#### [Prompt]
With the images removed, repeat the data below exactly.

----- Available data -----

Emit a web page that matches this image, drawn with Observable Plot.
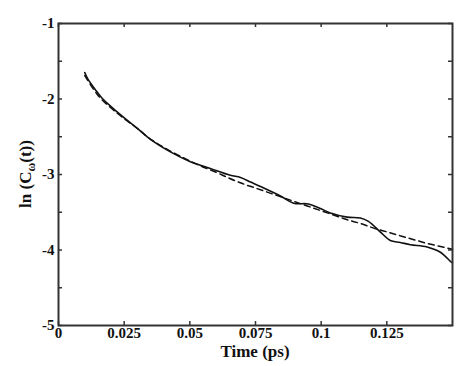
<!DOCTYPE html>
<html><head><meta charset="utf-8">
<script src="https://cdn.jsdelivr.net/npm/d3@7"></script>
<script src="https://cdn.jsdelivr.net/npm/@observablehq/plot@0.6"></script>
<style>body{margin:0;background:#fff}</style>
</head><body><div id="chart"></div>
<script>
// Simulated ln C_omega(t) (solid)
const timeSim = [0.0100,0.0111,0.0141,0.0166,0.020,0.0261,0.030,0.035,0.0426,0.0502,0.054,0.0578,0.0654,0.0693,0.0731,0.0769,0.0845,0.0895,0.0952,0.0997,0.1035,0.1099,0.1149,0.1180,0.1231,0.1263,0.1301,0.134,0.1403,0.1454,0.1492,0.1500];
const lnSim   = [-1.65,-1.73,-1.88,-1.99,-2.10,-2.28,-2.39,-2.535,-2.70,-2.83,-2.876,-2.92,-3.01,-3.04,-3.10,-3.16,-3.285,-3.38,-3.39,-3.45,-3.51,-3.565,-3.575,-3.62,-3.78,-3.875,-3.90,-3.93,-3.96,-4.03,-4.15,-4.17];
// Fit (dashed)
const timeFit = [0.010,0.015,0.020,0.025,0.030,0.035,0.040,0.045,0.050,0.055,0.060,0.065,0.070,0.075,0.080,0.085,0.090,0.095,0.100,0.105,0.110,0.115,0.120,0.125,0.130,0.135,0.140,0.145,0.150];
const lnFit   = [-1.69,-1.95,-2.12,-2.26,-2.39,-2.53,-2.64,-2.735,-2.82,-2.90,-2.97,-3.05,-3.12,-3.18,-3.24,-3.30,-3.36,-3.42,-3.48,-3.54,-3.60,-3.65,-3.71,-3.76,-3.81,-3.86,-3.91,-3.95,-3.99];

const xTicks = [0, 0.025, 0.05, 0.075, 0.1, 0.125];
const xTickLabels = ["0","0.025","0.05","0.075","0.1","0.125"];
const yTicks = [-1,-2,-3,-4,-5];
const yTickLabels = ["-1","-2","-3","-4","-5"];
const yMinorTicks = [-1.5,-2.5,-3.5,-4.5];

const sim = timeSim.map((t,i)=>({t, v: lnSim[i]}));
const fit = timeFit.map((t,i)=>({t, v: lnFit[i]}));
const xLab = new Map(xTicks.map((d,i)=>[d, xTickLabels[i]]));
const yLab = new Map(yTicks.map((d,i)=>[d, yTickLabels[i]]));
const yAll = yTicks.concat(yMinorTicks);

const W = 474, H = 366, mL = 58, mR = 22, mT = 23, mB = 41;
const fw = W - mL - mR, fh = H - mT - mB;
const axisColor = "#333";

const chart = Plot.plot({
  width: W, height: H,
  marginLeft: mL, marginRight: mR, marginTop: mT, marginBottom: mB,
  style: {fontFamily: "'Liberation Serif', 'Times New Roman', serif", fontWeight: "bold", fontSize: "15px", color: "#111", background: "#fff"},
  x: {domain: [0, 0.15]},
  y: {domain: [-5, -1]},
  marks: [
    Plot.axisX(xTicks, {tickSize: 0, tickPadding: 2, tickFormat: d => xLab.get(d), label: null}),
    Plot.axisY(yTicks, {tickSize: 0, tickPadding: 4, tickFormat: d => yLab.get(d), label: null}),
    Plot.tickX(xTicks, {x: d => d, insetTop: fh - 4, stroke: axisColor, strokeWidth: 1.5}),
    Plot.tickX(xTicks, {x: d => d, insetBottom: fh - 4, stroke: axisColor, strokeWidth: 1.5}),
    Plot.tickY(yAll, {y: d => d, insetRight: fw - 4, stroke: axisColor, strokeWidth: 1.5}),
    Plot.tickY(yAll, {y: d => d, insetLeft: fw - 4, stroke: axisColor, strokeWidth: 1.5}),
    Plot.line(fit, {x: "t", y: "v", stroke: "#111", strokeWidth: 1.5, strokeDasharray: "6,4", curve: "catmull-rom"}),
    Plot.line(sim, {x: "t", y: "v", stroke: "#111", strokeWidth: 1.6, curve: "catmull-rom"}),
    Plot.frame({stroke: axisColor, strokeWidth: 2})
  ]
});

const svg = d3.select(chart);
svg.append("text")
  .attr("x", mL + fw / 2).attr("y", 357)
  .attr("text-anchor", "middle")
  .attr("font-size", 17).attr("font-weight", "bold").attr("fill", "#111")
  .text("Time (ps)");
const yl = svg.append("text")
  .attr("transform", `translate(31,${mT + fh / 2}) rotate(-90)`)
  .attr("text-anchor", "middle")
  .attr("font-size", 17).attr("font-weight", "bold").attr("fill", "#111");
yl.append("tspan").text("ln (C");
yl.append("tspan").attr("dy", 4).attr("font-size", 12).text("ω");
yl.append("tspan").attr("dy", -4).text("(t))");

document.getElementById("chart").appendChild(chart);
</script>
</body></html>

-----

#### [Written answer]
Emit a web page that matches this image, drawn with Observable Plot.
<!DOCTYPE html>
<html><head><meta charset="utf-8">
<script src="https://cdn.jsdelivr.net/npm/d3@7"></script>
<script src="https://cdn.jsdelivr.net/npm/@observablehq/plot@0.6"></script>
<style>body{margin:0;background:#fff}</style>
</head><body><div id="chart"></div>
<script>
// Simulated ln C_omega(t) (solid)
const timeSim = [0.0100,0.0111,0.0141,0.0166,0.020,0.0261,0.030,0.035,0.0426,0.0502,0.054,0.0578,0.0654,0.0693,0.0731,0.0769,0.0845,0.0895,0.0952,0.0997,0.1035,0.1099,0.1149,0.1180,0.1231,0.1263,0.1301,0.134,0.1403,0.1454,0.1492,0.1500];
const lnSim   = [-1.65,-1.73,-1.88,-1.99,-2.10,-2.28,-2.39,-2.535,-2.70,-2.83,-2.876,-2.92,-3.01,-3.04,-3.10,-3.16,-3.285,-3.38,-3.39,-3.45,-3.51,-3.565,-3.575,-3.62,-3.78,-3.875,-3.90,-3.93,-3.96,-4.03,-4.15,-4.17];
// Fit (dashed)
const timeFit = [0.010,0.015,0.020,0.025,0.030,0.035,0.040,0.045,0.050,0.055,0.060,0.065,0.070,0.075,0.080,0.085,0.090,0.095,0.100,0.105,0.110,0.115,0.120,0.125,0.130,0.135,0.140,0.145,0.150];
const lnFit   = [-1.69,-1.95,-2.12,-2.26,-2.39,-2.53,-2.64,-2.735,-2.82,-2.90,-2.97,-3.05,-3.12,-3.18,-3.24,-3.30,-3.36,-3.42,-3.48,-3.54,-3.60,-3.65,-3.71,-3.76,-3.81,-3.86,-3.91,-3.95,-3.99];

const xTicks = [0, 0.025, 0.05, 0.075, 0.1, 0.125];
const xTickLabels = ["0","0.025","0.05","0.075","0.1","0.125"];
const yTicks = [-1,-2,-3,-4,-5];
const yTickLabels = ["-1","-2","-3","-4","-5"];
const yMinorTicks = [-1.5,-2.5,-3.5,-4.5];

const sim = timeSim.map((t,i)=>({t, v: lnSim[i]}));
const fit = timeFit.map((t,i)=>({t, v: lnFit[i]}));
const xLab = new Map(xTicks.map((d,i)=>[d, xTickLabels[i]]));
const yLab = new Map(yTicks.map((d,i)=>[d, yTickLabels[i]]));
const yAll = yTicks.concat(yMinorTicks);

const W = 474, H = 366, mL = 58, mR = 22, mT = 23, mB = 41;
const fw = W - mL - mR, fh = H - mT - mB;
const axisColor = "#333";

const chart = Plot.plot({
  width: W, height: H,
  marginLeft: mL, marginRight: mR, marginTop: mT, marginBottom: mB,
  style: {fontFamily: "'Liberation Serif', 'Times New Roman', serif", fontWeight: "bold", fontSize: "15px", color: "#111", background: "#fff"},
  x: {domain: [0, 0.15]},
  y: {domain: [-5, -1]},
  marks: [
    Plot.axisX(xTicks, {tickSize: 0, tickPadding: 2, tickFormat: d => xLab.get(d), label: null}),
    Plot.axisY(yTicks, {tickSize: 0, tickPadding: 4, tickFormat: d => yLab.get(d), label: null}),
    Plot.tickX(xTicks, {x: d => d, insetTop: fh - 4, stroke: axisColor, strokeWidth: 1.5}),
    Plot.tickX(xTicks, {x: d => d, insetBottom: fh - 4, stroke: axisColor, strokeWidth: 1.5}),
    Plot.tickY(yAll, {y: d => d, insetRight: fw - 4, stroke: axisColor, strokeWidth: 1.5}),
    Plot.tickY(yAll, {y: d => d, insetLeft: fw - 4, stroke: axisColor, strokeWidth: 1.5}),
    Plot.line(fit, {x: "t", y: "v", stroke: "#111", strokeWidth: 1.5, strokeDasharray: "6,4", curve: "catmull-rom"}),
    Plot.line(sim, {x: "t", y: "v", stroke: "#111", strokeWidth: 1.6, curve: "catmull-rom"}),
    Plot.frame({stroke: axisColor, strokeWidth: 2})
  ]
});

const svg = d3.select(chart);
svg.append("text")
  .attr("x", mL + fw / 2).attr("y", 357)
  .attr("text-anchor", "middle")
  .attr("font-size", 17).attr("font-weight", "bold").attr("fill", "#111")
  .text("Time (ps)");
const yl = svg.append("text")
  .attr("transform", `translate(31,${mT + fh / 2}) rotate(-90)`)
  .attr("text-anchor", "middle")
  .attr("font-size", 17).attr("font-weight", "bold").attr("fill", "#111");
yl.append("tspan").text("ln (C");
yl.append("tspan").attr("dy", 4).attr("font-size", 12).text("ω");
yl.append("tspan").attr("dy", -4).text("(t))");

document.getElementById("chart").appendChild(chart);
</script>
</body></html>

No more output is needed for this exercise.